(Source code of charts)
********************
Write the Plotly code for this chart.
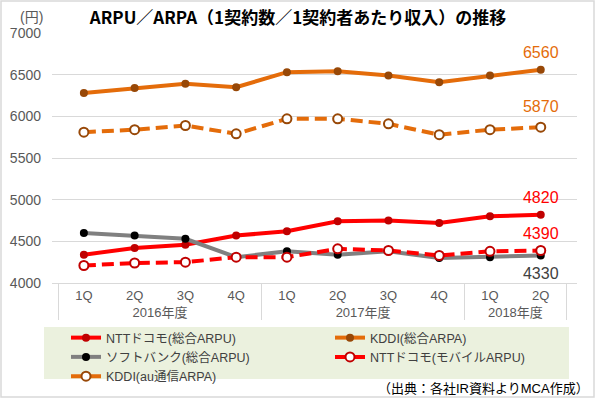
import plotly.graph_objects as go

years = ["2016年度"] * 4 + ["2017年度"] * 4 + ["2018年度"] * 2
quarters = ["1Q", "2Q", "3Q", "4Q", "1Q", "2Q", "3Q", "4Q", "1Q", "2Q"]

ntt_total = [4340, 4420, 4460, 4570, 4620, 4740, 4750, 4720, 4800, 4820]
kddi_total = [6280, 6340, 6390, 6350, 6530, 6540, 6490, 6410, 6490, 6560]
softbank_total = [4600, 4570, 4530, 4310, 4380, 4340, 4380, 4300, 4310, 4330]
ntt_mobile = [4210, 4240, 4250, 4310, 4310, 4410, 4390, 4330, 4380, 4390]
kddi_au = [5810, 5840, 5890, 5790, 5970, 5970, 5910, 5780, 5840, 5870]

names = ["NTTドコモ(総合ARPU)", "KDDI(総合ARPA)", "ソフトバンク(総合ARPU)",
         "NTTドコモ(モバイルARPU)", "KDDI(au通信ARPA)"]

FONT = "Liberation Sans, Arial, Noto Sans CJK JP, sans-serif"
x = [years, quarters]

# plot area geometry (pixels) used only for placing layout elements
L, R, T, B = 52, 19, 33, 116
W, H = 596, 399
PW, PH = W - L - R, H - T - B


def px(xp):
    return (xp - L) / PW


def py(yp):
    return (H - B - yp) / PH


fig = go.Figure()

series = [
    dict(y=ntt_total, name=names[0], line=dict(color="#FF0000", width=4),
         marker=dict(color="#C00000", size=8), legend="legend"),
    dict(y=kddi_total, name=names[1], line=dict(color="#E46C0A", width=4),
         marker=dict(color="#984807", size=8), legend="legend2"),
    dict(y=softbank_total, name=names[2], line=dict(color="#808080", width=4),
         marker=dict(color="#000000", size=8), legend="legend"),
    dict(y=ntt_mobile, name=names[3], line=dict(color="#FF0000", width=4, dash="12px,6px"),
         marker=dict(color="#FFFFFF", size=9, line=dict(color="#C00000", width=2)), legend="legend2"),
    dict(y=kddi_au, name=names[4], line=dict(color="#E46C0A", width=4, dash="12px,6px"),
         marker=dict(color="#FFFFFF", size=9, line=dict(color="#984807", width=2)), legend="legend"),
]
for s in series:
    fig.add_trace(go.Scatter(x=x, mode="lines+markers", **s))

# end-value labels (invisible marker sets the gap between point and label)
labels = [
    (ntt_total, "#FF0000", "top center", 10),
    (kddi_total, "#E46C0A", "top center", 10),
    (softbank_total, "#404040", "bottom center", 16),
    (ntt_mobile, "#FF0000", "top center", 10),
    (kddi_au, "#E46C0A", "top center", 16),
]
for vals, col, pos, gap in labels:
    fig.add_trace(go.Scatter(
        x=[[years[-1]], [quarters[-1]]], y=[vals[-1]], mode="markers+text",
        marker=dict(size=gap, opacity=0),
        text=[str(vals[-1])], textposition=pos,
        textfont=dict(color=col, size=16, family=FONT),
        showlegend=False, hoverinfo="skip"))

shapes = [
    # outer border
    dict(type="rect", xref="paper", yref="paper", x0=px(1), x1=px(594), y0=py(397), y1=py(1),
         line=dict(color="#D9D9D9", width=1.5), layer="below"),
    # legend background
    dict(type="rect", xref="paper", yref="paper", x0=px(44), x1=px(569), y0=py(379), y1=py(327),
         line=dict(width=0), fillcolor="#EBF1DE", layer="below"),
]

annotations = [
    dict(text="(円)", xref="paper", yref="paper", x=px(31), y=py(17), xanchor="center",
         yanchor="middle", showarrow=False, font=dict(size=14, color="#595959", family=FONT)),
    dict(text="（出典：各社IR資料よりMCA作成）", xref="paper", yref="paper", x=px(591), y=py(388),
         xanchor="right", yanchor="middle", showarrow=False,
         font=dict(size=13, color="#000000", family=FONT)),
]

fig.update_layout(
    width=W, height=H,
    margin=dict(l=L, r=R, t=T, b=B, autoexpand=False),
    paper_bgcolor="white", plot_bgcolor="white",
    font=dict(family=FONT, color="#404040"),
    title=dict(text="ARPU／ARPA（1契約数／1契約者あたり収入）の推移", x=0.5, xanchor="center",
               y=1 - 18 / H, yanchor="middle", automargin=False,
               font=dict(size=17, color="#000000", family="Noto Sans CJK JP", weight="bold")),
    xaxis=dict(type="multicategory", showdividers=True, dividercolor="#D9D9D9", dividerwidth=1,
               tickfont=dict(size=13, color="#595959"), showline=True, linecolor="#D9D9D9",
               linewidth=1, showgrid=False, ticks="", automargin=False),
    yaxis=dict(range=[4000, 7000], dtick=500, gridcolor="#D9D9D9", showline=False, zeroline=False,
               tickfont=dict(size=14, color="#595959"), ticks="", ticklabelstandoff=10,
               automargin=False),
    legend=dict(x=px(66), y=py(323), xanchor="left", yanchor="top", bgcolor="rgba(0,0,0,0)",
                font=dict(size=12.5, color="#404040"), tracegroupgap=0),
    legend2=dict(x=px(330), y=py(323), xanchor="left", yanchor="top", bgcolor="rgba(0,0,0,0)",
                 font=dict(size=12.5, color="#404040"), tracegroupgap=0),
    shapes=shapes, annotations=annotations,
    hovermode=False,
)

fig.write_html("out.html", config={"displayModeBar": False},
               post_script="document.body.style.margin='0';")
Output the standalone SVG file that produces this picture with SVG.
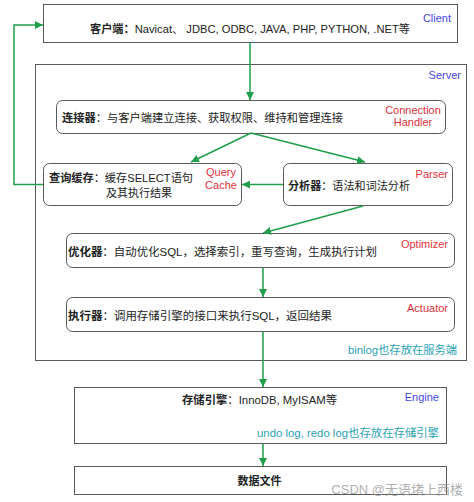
********************
PROBLEM TO WORK ON:
Copy the records exactly. Skip the pictures.

REPLY TO THE TASK:
Write the Plotly code for this chart.
import plotly.graph_objects as go

years = ["2016年度"] * 4 + ["2017年度"] * 4 + ["2018年度"] * 2
quarters = ["1Q", "2Q", "3Q", "4Q", "1Q", "2Q", "3Q", "4Q", "1Q", "2Q"]

ntt_total = [4340, 4420, 4460, 4570, 4620, 4740, 4750, 4720, 4800, 4820]
kddi_total = [6280, 6340, 6390, 6350, 6530, 6540, 6490, 6410, 6490, 6560]
softbank_total = [4600, 4570, 4530, 4310, 4380, 4340, 4380, 4300, 4310, 4330]
ntt_mobile = [4210, 4240, 4250, 4310, 4310, 4410, 4390, 4330, 4380, 4390]
kddi_au = [5810, 5840, 5890, 5790, 5970, 5970, 5910, 5780, 5840, 5870]

names = ["NTTドコモ(総合ARPU)", "KDDI(総合ARPA)", "ソフトバンク(総合ARPU)",
         "NTTドコモ(モバイルARPU)", "KDDI(au通信ARPA)"]

FONT = "Liberation Sans, Arial, Noto Sans CJK JP, sans-serif"
x = [years, quarters]

# plot area geometry (pixels) used only for placing layout elements
L, R, T, B = 52, 19, 33, 116
W, H = 596, 399
PW, PH = W - L - R, H - T - B


def px(xp):
    return (xp - L) / PW


def py(yp):
    return (H - B - yp) / PH


fig = go.Figure()

series = [
    dict(y=ntt_total, name=names[0], line=dict(color="#FF0000", width=4),
         marker=dict(color="#C00000", size=8), legend="legend"),
    dict(y=kddi_total, name=names[1], line=dict(color="#E46C0A", width=4),
         marker=dict(color="#984807", size=8), legend="legend2"),
    dict(y=softbank_total, name=names[2], line=dict(color="#808080", width=4),
         marker=dict(color="#000000", size=8), legend="legend"),
    dict(y=ntt_mobile, name=names[3], line=dict(color="#FF0000", width=4, dash="12px,6px"),
         marker=dict(color="#FFFFFF", size=9, line=dict(color="#C00000", width=2)), legend="legend2"),
    dict(y=kddi_au, name=names[4], line=dict(color="#E46C0A", width=4, dash="12px,6px"),
         marker=dict(color="#FFFFFF", size=9, line=dict(color="#984807", width=2)), legend="legend"),
]
for s in series:
    fig.add_trace(go.Scatter(x=x, mode="lines+markers", **s))

# end-value labels (invisible marker sets the gap between point and label)
labels = [
    (ntt_total, "#FF0000", "top center", 10),
    (kddi_total, "#E46C0A", "top center", 10),
    (softbank_total, "#404040", "bottom center", 16),
    (ntt_mobile, "#FF0000", "top center", 10),
    (kddi_au, "#E46C0A", "top center", 16),
]
for vals, col, pos, gap in labels:
    fig.add_trace(go.Scatter(
        x=[[years[-1]], [quarters[-1]]], y=[vals[-1]], mode="markers+text",
        marker=dict(size=gap, opacity=0),
        text=[str(vals[-1])], textposition=pos,
        textfont=dict(color=col, size=16, family=FONT),
        showlegend=False, hoverinfo="skip"))

shapes = [
    # outer border
    dict(type="rect", xref="paper", yref="paper", x0=px(1), x1=px(594), y0=py(397), y1=py(1),
         line=dict(color="#D9D9D9", width=1.5), layer="below"),
    # legend background
    dict(type="rect", xref="paper", yref="paper", x0=px(44), x1=px(569), y0=py(379), y1=py(327),
         line=dict(width=0), fillcolor="#EBF1DE", layer="below"),
]

annotations = [
    dict(text="(円)", xref="paper", yref="paper", x=px(31), y=py(17), xanchor="center",
         yanchor="middle", showarrow=False, font=dict(size=14, color="#595959", family=FONT)),
    dict(text="（出典：各社IR資料よりMCA作成）", xref="paper", yref="paper", x=px(591), y=py(388),
         xanchor="right", yanchor="middle", showarrow=False,
         font=dict(size=13, color="#000000", family=FONT)),
]

fig.update_layout(
    width=W, height=H,
    margin=dict(l=L, r=R, t=T, b=B, autoexpand=False),
    paper_bgcolor="white", plot_bgcolor="white",
    font=dict(family=FONT, color="#404040"),
    title=dict(text="ARPU／ARPA（1契約数／1契約者あたり収入）の推移", x=0.5, xanchor="center",
               y=1 - 18 / H, yanchor="middle", automargin=False,
               font=dict(size=17, color="#000000", family="Noto Sans CJK JP", weight="bold")),
    xaxis=dict(type="multicategory", showdividers=True, dividercolor="#D9D9D9", dividerwidth=1,
               tickfont=dict(size=13, color="#595959"), showline=True, linecolor="#D9D9D9",
               linewidth=1, showgrid=False, ticks="", automargin=False),
    yaxis=dict(range=[4000, 7000], dtick=500, gridcolor="#D9D9D9", showline=False, zeroline=False,
               tickfont=dict(size=14, color="#595959"), ticks="", ticklabelstandoff=10,
               automargin=False),
    legend=dict(x=px(66), y=py(323), xanchor="left", yanchor="top", bgcolor="rgba(0,0,0,0)",
                font=dict(size=12.5, color="#404040"), tracegroupgap=0),
    legend2=dict(x=px(330), y=py(323), xanchor="left", yanchor="top", bgcolor="rgba(0,0,0,0)",
                 font=dict(size=12.5, color="#404040"), tracegroupgap=0),
    shapes=shapes, annotations=annotations,
    hovermode=False,
)

fig.write_html("out.html", config={"displayModeBar": False},
               post_script="document.body.style.margin='0';")
Output the standalone SVG file that produces this picture with SVG.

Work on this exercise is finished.